YOUR OBJECTIVE: Your answer should be a single number: the count of lines that hold the word "this".

::::::::::

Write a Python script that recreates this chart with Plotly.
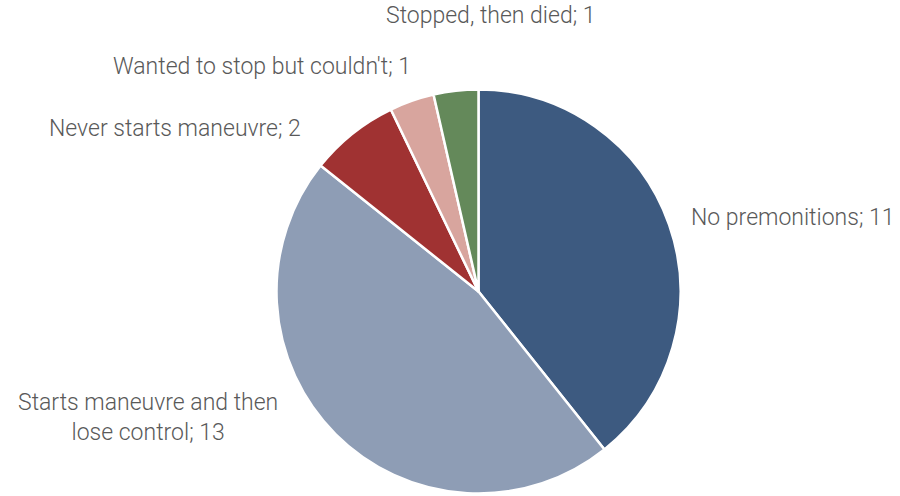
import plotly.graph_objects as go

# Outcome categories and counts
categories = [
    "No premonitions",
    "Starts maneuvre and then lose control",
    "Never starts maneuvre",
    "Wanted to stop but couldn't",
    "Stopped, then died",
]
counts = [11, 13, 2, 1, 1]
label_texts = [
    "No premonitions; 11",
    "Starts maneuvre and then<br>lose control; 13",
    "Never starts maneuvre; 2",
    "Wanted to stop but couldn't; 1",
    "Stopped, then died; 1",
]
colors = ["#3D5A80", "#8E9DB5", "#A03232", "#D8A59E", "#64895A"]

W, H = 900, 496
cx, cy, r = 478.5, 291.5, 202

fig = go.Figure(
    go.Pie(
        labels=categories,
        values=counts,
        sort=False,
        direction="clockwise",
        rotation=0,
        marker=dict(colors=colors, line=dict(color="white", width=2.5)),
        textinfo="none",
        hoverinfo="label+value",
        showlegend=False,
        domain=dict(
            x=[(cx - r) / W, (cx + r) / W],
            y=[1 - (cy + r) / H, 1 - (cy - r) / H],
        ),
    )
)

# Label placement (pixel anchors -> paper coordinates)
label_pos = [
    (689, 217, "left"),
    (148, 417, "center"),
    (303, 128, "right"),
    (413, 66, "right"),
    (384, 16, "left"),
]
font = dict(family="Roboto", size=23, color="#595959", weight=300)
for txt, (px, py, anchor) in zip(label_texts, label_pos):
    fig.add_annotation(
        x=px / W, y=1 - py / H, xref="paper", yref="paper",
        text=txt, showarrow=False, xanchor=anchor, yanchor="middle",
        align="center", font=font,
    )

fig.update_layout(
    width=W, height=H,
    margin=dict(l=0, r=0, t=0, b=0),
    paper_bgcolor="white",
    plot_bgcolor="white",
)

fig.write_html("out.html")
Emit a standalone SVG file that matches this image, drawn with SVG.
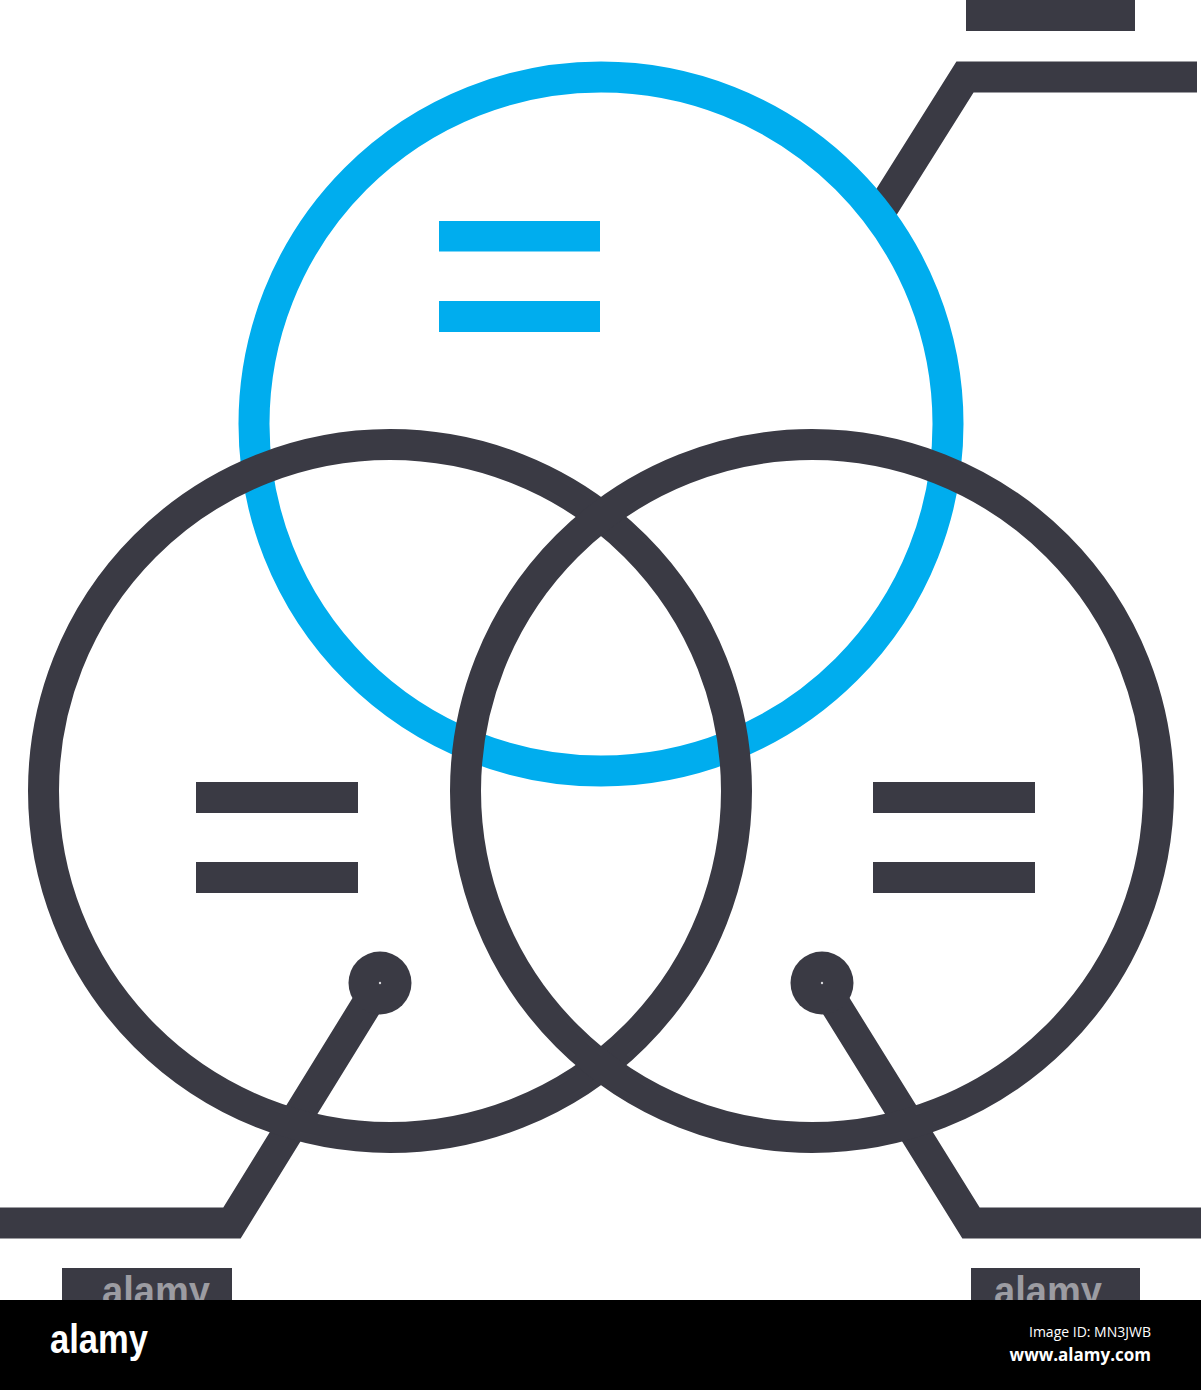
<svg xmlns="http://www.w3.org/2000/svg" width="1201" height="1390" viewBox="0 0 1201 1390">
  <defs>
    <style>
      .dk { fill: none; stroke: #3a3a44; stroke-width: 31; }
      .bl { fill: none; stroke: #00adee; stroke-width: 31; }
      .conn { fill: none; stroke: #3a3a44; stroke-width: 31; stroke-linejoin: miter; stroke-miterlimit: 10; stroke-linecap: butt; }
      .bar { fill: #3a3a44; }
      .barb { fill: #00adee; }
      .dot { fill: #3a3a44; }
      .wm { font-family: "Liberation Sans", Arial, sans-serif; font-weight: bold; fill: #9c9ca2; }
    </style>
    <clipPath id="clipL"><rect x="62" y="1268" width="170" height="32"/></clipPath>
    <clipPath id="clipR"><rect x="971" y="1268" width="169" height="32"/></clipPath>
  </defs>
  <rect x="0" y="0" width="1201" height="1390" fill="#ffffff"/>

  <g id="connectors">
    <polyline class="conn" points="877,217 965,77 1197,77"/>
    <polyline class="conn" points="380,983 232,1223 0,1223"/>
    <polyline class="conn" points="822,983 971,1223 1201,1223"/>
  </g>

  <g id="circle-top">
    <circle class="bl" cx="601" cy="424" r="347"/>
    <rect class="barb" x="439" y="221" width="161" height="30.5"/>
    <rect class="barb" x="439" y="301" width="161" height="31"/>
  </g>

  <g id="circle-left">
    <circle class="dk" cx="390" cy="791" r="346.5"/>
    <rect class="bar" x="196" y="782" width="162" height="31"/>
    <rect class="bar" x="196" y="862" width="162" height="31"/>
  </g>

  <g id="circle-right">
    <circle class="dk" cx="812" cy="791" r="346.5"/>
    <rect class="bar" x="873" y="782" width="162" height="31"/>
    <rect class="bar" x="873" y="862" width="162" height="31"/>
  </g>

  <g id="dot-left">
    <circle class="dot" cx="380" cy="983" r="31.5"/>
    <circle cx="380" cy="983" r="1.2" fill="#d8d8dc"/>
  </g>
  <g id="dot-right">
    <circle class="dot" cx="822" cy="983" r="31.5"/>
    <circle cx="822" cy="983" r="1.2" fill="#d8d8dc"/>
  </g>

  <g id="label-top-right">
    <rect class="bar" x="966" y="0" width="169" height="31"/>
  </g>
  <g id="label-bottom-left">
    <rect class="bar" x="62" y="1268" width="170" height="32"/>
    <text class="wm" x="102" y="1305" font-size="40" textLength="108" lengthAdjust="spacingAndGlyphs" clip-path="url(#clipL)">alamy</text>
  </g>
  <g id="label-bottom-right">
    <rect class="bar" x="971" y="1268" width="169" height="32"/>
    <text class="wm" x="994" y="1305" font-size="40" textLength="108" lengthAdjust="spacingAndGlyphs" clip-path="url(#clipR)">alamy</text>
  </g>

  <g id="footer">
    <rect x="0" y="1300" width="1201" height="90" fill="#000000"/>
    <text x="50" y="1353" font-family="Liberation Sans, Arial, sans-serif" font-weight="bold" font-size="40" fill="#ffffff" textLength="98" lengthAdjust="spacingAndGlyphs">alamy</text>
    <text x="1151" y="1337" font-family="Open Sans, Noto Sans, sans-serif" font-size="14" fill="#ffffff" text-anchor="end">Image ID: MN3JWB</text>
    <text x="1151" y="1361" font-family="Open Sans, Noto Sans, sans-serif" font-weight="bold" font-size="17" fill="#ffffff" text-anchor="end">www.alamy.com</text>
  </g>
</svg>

::::::::::

COMPLETE RESPONSE: 2